Адель бесцеремонно взяла фотографию назад. «Вы никогда по-настоящему не любили». Энн вспомнились прочитанные когда-то слова о том, что воспоминания – это не прошлое, но лишь память о прошлом. Отношения в семье Гёделей, как и вся их история, были отнюдь не просты. Вероятнее всего, Адель полагала, что обладает монополией на страсть. Но в первую очередь – на жертву. И зачем тогда отказывать ей в этом последнем утешении? Пожилая дама, глядя куда-то в пустоту, выглядела совершенно изможденной. Дрожащими пальцами она вывела в воздухе горизонтальную восьмерку.
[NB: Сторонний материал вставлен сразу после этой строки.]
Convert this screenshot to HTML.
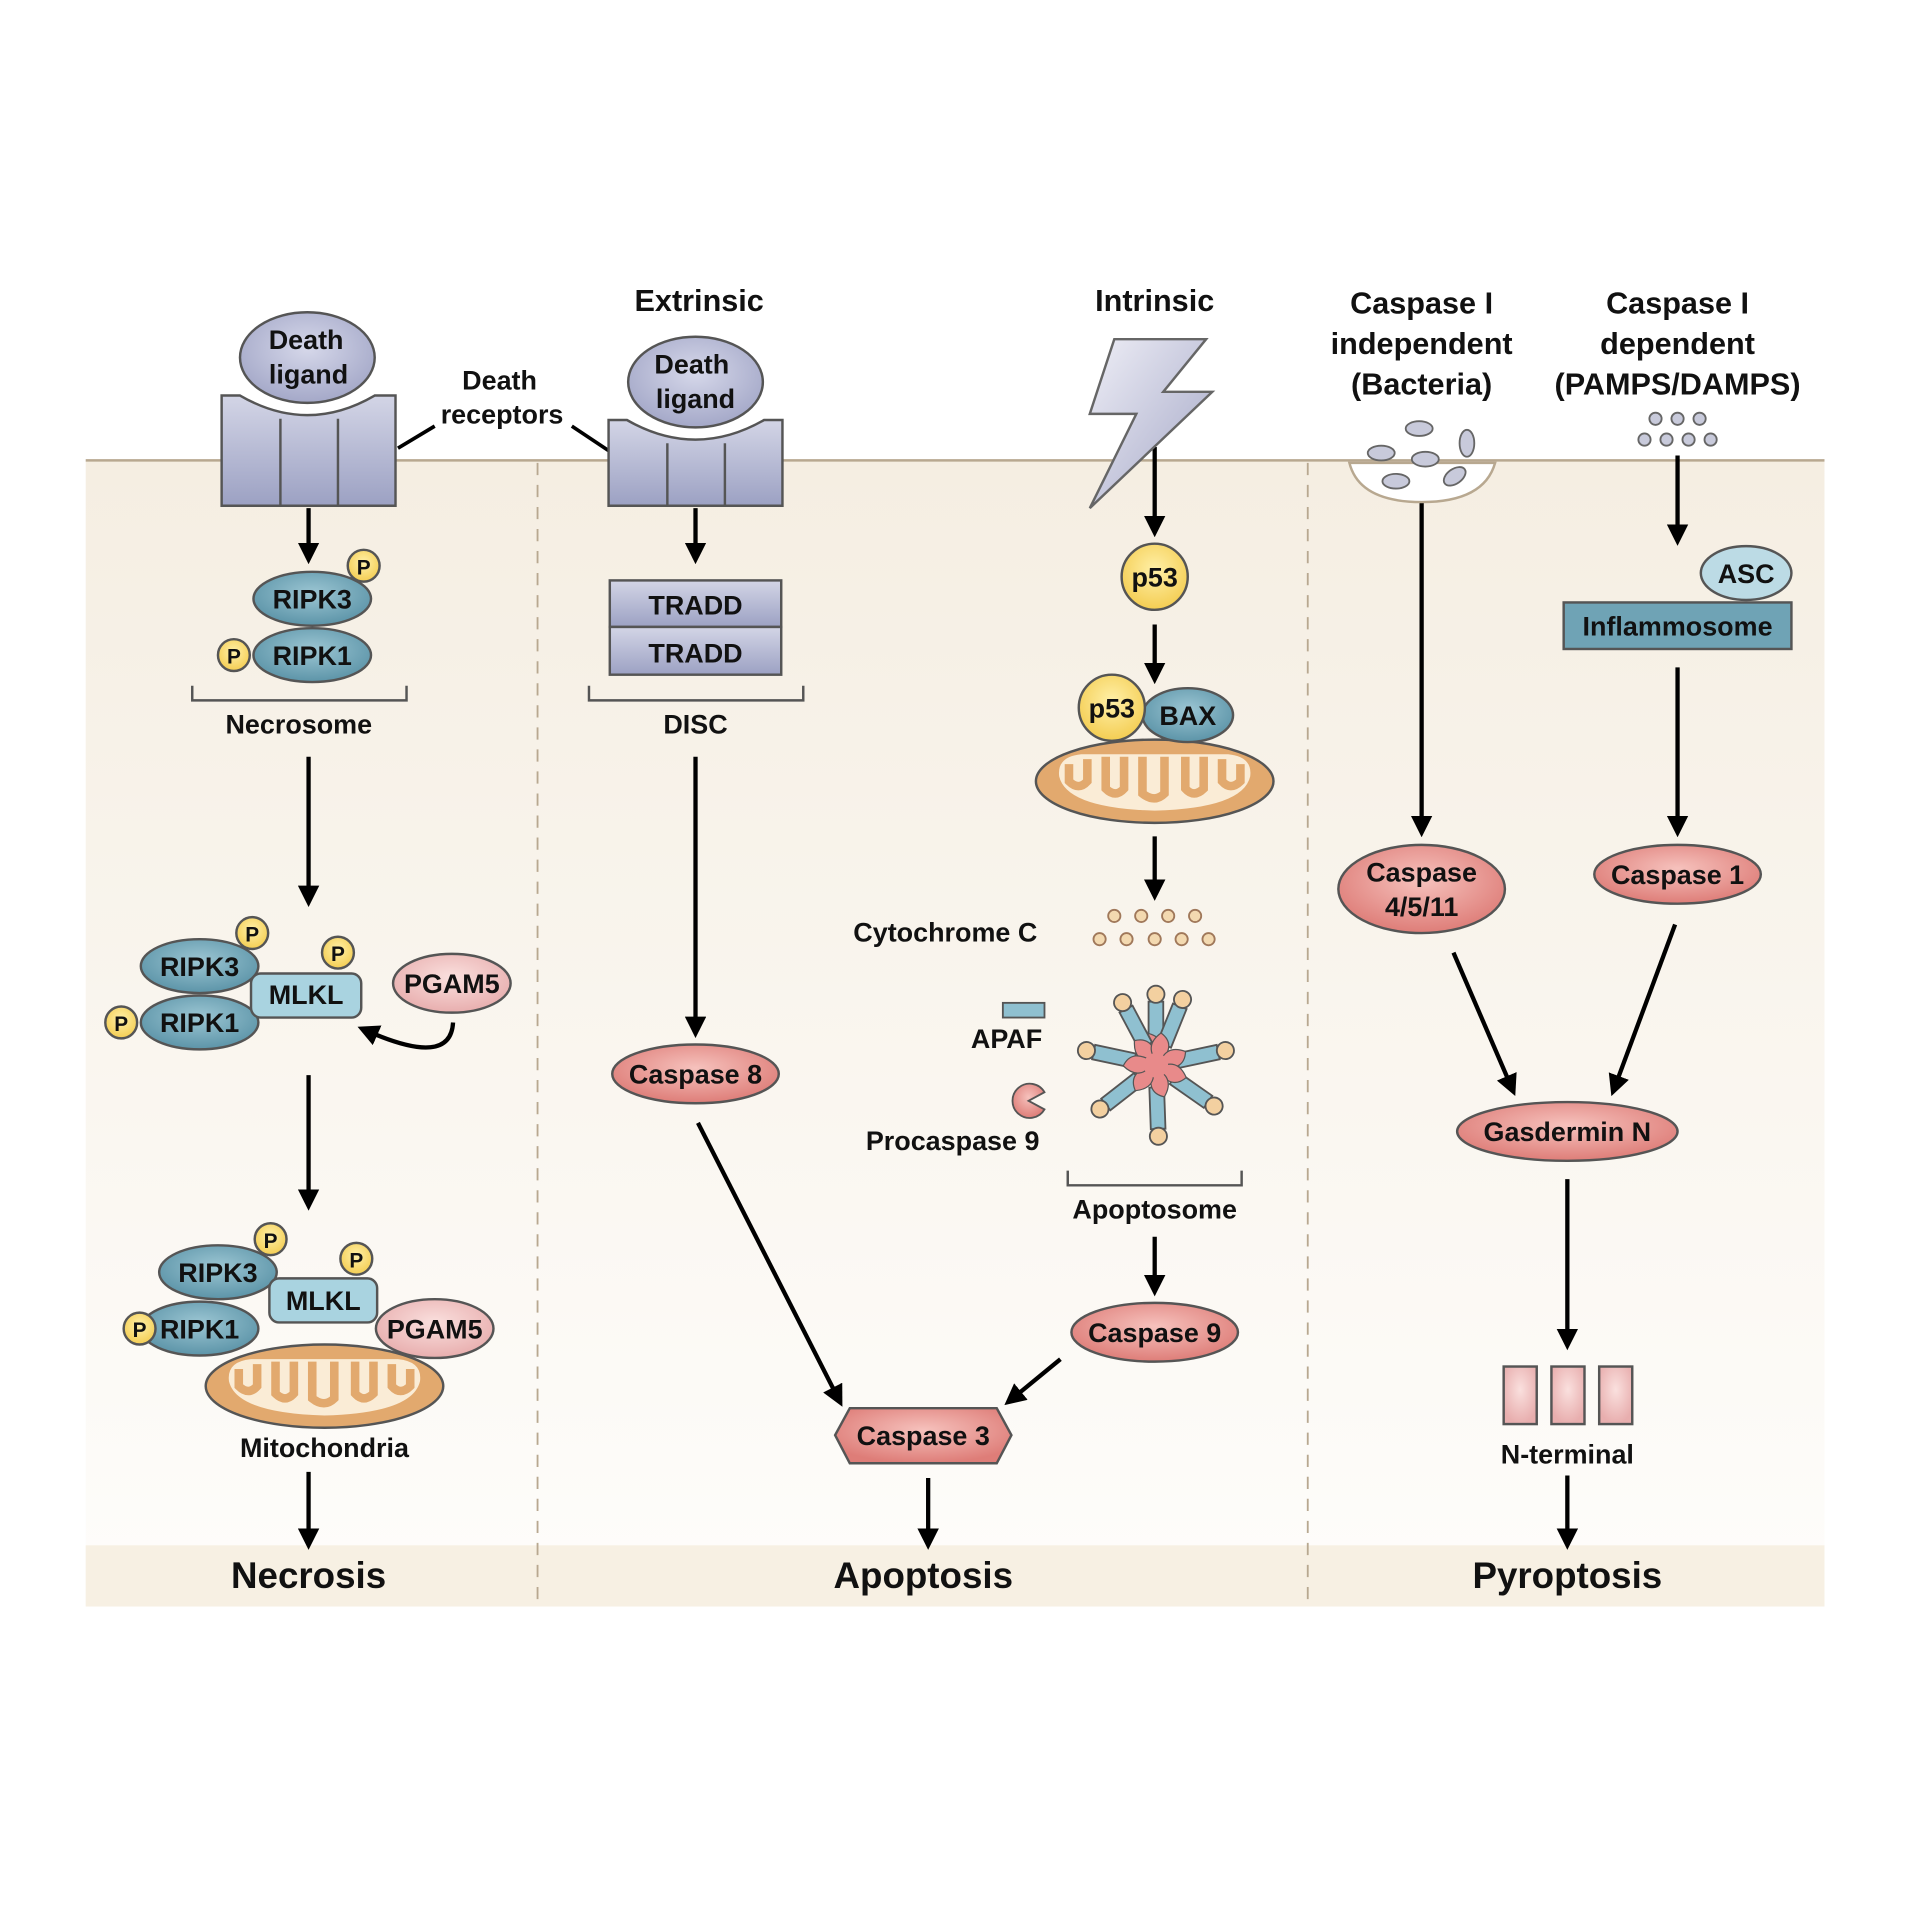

Обручальное кольцо на другой руке, со временем ставшее слишком маленьким, глубоко врезалось в плоть.
– Я ухожу. Отдыхайте.
– Кстати насчет любви. Послушайте, девушка, когда вы сводите меня в кино на какой-нибудь водевиль?
– Руководство пансионата никогда нам этого не разрешит.
– Я пережила две войны. О том, чтобы трепетать от страха перед белым халатом, и речи быть не может! Придумайте что-нибудь. Поход в кино для меня можете считать лечебной процедурой. Не бойтесь вступить в схватку, красавица моя. Куда бы вы ни пошли, никогда не забывайте брать с собой багаж. Я что-нибудь вышью вам к Рождеству.